_THE EXERCISE_. Find the lines that hold the word "this" and return them.

_PROVIDED DATA_.
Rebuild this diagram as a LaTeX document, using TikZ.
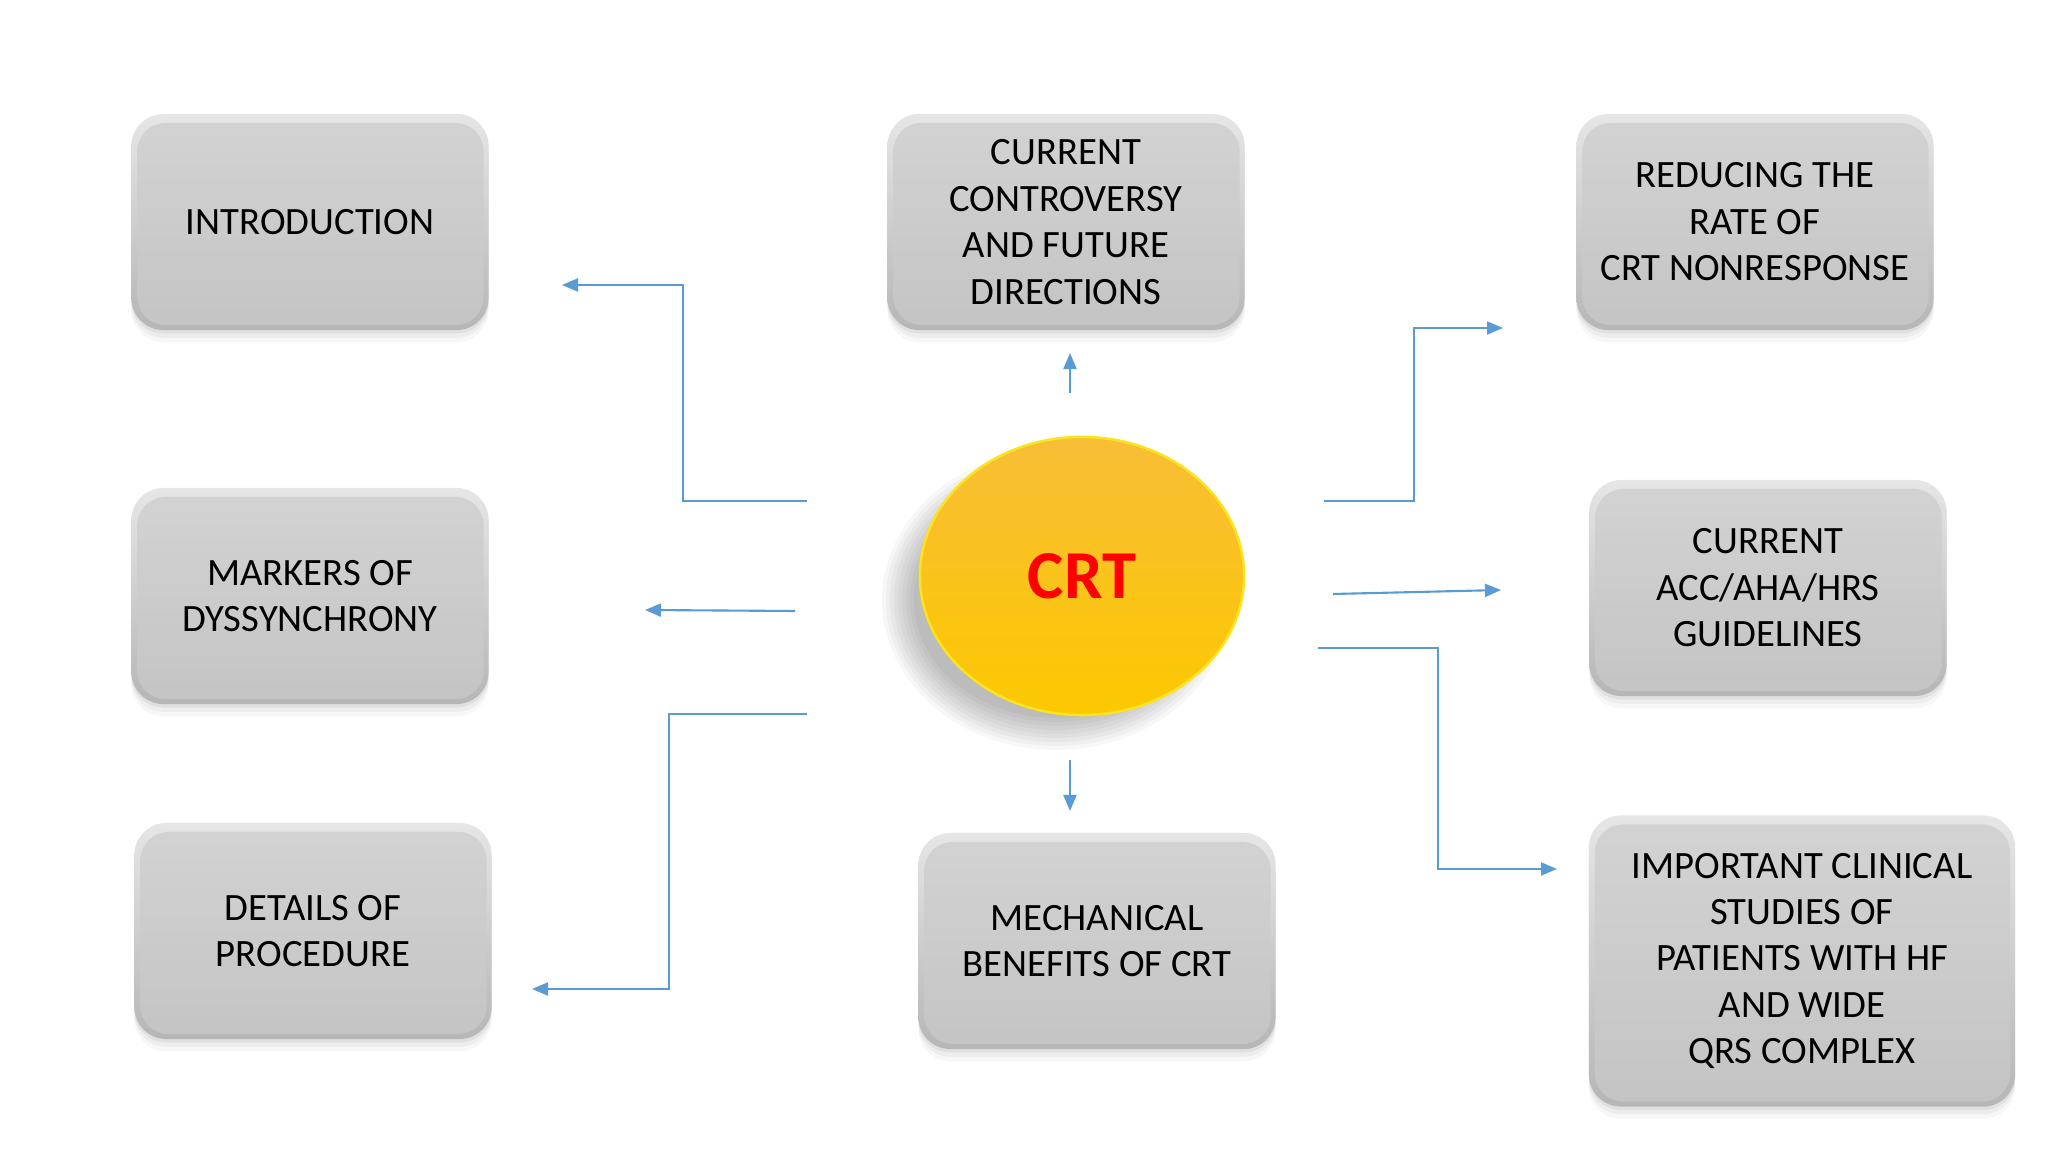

...

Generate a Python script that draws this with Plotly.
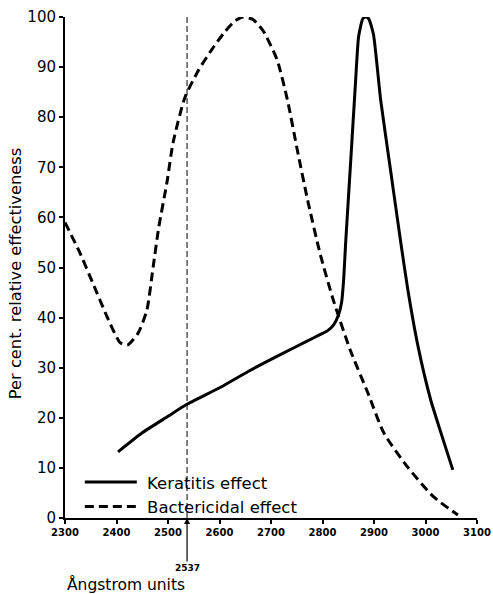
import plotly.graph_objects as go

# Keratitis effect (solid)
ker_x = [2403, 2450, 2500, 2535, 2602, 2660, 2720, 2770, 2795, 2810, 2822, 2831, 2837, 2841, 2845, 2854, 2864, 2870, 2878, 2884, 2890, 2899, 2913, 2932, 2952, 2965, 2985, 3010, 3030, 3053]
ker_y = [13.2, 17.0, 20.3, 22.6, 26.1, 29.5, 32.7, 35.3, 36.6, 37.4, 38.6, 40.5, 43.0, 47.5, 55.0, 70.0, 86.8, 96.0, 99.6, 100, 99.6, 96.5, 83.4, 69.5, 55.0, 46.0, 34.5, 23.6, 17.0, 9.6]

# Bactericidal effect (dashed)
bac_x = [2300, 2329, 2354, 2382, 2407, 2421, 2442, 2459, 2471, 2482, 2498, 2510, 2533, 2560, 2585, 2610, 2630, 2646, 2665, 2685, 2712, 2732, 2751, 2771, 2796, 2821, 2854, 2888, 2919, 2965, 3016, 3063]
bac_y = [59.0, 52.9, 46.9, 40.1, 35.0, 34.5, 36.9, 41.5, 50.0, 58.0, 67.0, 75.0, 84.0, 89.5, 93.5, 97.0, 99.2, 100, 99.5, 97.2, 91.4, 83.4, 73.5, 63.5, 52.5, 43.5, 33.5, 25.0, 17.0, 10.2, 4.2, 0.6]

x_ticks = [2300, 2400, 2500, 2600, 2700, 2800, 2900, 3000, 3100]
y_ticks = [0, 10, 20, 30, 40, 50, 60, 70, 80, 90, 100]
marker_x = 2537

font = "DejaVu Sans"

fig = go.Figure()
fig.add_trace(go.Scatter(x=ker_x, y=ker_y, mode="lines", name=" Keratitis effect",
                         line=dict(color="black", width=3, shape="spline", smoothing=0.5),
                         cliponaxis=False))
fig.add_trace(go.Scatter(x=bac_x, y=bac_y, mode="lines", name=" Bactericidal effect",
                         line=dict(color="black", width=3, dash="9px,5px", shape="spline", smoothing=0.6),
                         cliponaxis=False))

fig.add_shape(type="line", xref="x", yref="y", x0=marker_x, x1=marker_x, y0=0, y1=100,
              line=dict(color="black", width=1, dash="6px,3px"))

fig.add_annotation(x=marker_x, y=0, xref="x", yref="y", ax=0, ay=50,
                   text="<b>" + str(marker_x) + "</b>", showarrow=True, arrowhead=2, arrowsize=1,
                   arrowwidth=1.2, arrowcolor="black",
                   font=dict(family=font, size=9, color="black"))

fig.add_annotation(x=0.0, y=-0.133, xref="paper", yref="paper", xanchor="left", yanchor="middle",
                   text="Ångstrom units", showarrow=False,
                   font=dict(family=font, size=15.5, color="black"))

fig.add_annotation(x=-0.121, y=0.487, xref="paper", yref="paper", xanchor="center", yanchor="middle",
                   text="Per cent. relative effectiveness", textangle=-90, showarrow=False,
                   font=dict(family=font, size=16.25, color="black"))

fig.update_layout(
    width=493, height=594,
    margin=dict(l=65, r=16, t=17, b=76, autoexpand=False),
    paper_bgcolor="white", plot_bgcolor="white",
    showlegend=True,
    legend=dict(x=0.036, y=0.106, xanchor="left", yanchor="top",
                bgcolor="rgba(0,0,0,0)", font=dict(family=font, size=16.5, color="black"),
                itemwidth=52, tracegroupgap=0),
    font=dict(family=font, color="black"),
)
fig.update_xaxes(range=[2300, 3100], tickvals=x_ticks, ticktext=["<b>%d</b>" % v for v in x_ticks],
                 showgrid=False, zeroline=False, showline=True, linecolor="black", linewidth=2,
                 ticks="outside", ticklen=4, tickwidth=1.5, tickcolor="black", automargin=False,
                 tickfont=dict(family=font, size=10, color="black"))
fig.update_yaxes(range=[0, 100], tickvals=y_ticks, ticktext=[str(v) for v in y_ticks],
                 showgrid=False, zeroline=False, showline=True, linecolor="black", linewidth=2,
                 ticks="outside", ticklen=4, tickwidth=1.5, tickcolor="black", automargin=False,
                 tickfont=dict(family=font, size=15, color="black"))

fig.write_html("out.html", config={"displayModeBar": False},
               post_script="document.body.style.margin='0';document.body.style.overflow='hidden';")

...

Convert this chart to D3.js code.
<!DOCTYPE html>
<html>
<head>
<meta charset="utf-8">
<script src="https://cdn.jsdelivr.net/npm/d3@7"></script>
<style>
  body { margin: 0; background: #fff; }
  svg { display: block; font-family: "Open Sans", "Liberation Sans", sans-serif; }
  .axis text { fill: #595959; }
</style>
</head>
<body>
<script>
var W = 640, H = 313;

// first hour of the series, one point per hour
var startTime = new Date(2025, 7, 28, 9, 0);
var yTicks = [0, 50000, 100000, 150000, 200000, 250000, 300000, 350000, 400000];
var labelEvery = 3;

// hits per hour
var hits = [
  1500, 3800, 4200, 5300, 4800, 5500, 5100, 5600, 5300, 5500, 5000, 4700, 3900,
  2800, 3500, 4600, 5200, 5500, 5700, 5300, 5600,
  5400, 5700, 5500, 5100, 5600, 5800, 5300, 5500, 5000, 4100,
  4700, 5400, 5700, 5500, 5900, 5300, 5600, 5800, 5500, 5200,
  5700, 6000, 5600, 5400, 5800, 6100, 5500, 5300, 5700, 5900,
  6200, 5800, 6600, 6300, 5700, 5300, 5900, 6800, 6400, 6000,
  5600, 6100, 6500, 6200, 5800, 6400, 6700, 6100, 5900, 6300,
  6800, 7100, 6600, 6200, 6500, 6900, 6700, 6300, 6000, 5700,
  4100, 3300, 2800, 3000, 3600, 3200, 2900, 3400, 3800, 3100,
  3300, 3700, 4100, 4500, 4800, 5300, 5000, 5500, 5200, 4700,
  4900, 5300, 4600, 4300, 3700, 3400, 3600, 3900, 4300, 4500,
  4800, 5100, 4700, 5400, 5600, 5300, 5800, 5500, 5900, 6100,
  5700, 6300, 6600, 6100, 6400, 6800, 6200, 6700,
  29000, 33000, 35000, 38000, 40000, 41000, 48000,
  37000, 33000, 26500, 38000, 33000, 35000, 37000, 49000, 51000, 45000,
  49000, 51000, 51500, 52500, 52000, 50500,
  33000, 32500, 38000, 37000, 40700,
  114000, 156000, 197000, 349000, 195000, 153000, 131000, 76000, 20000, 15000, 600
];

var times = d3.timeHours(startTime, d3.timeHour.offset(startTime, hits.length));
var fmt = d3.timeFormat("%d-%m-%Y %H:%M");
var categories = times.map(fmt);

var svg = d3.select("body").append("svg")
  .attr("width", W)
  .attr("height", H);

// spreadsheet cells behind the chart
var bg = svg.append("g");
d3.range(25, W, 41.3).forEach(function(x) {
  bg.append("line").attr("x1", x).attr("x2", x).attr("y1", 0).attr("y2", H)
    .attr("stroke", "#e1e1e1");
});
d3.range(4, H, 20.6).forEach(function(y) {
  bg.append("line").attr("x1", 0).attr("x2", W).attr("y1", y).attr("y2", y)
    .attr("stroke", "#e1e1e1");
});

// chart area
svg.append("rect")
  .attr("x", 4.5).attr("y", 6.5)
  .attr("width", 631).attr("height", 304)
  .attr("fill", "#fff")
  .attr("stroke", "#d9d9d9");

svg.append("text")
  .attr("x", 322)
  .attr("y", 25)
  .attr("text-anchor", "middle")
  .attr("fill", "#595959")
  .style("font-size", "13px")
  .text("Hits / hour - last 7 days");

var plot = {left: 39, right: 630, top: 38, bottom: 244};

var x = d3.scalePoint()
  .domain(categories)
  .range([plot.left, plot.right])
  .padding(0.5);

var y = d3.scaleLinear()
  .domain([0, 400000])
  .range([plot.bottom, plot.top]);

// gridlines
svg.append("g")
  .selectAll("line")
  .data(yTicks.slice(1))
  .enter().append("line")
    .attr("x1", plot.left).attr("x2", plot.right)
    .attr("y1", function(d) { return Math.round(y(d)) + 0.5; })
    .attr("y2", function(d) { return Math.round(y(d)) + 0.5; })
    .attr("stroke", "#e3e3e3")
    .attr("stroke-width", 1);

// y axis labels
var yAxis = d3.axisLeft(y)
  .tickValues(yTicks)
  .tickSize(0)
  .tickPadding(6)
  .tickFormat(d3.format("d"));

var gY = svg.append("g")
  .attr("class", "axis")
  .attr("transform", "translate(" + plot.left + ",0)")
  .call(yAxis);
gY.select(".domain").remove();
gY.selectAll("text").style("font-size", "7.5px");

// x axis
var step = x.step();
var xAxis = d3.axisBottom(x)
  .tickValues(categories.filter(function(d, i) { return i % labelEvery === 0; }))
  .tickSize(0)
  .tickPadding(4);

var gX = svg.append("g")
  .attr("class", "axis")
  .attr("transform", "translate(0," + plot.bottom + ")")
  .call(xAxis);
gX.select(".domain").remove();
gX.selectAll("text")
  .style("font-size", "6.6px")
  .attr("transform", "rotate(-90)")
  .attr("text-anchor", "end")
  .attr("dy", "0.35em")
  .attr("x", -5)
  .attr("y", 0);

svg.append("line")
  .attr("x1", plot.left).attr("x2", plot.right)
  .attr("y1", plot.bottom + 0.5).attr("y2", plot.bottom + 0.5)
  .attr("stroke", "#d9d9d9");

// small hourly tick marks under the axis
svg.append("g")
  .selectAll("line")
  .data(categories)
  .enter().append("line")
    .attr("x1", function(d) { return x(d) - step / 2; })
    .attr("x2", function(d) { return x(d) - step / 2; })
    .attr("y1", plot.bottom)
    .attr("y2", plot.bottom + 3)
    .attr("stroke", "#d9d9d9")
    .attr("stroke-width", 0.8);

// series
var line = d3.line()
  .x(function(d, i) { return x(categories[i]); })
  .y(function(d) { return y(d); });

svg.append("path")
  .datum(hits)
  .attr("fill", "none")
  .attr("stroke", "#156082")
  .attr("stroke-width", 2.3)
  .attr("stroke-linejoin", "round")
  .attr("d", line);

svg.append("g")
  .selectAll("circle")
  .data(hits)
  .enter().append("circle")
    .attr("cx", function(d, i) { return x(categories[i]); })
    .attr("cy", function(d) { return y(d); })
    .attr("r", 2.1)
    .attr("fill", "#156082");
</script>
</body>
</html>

_FINAL ANSWER_.
Rebuild this diagram as a LaTeX document, using TikZ.
Generate a Python script that draws this with Plotly.
Convert this chart to D3.js code.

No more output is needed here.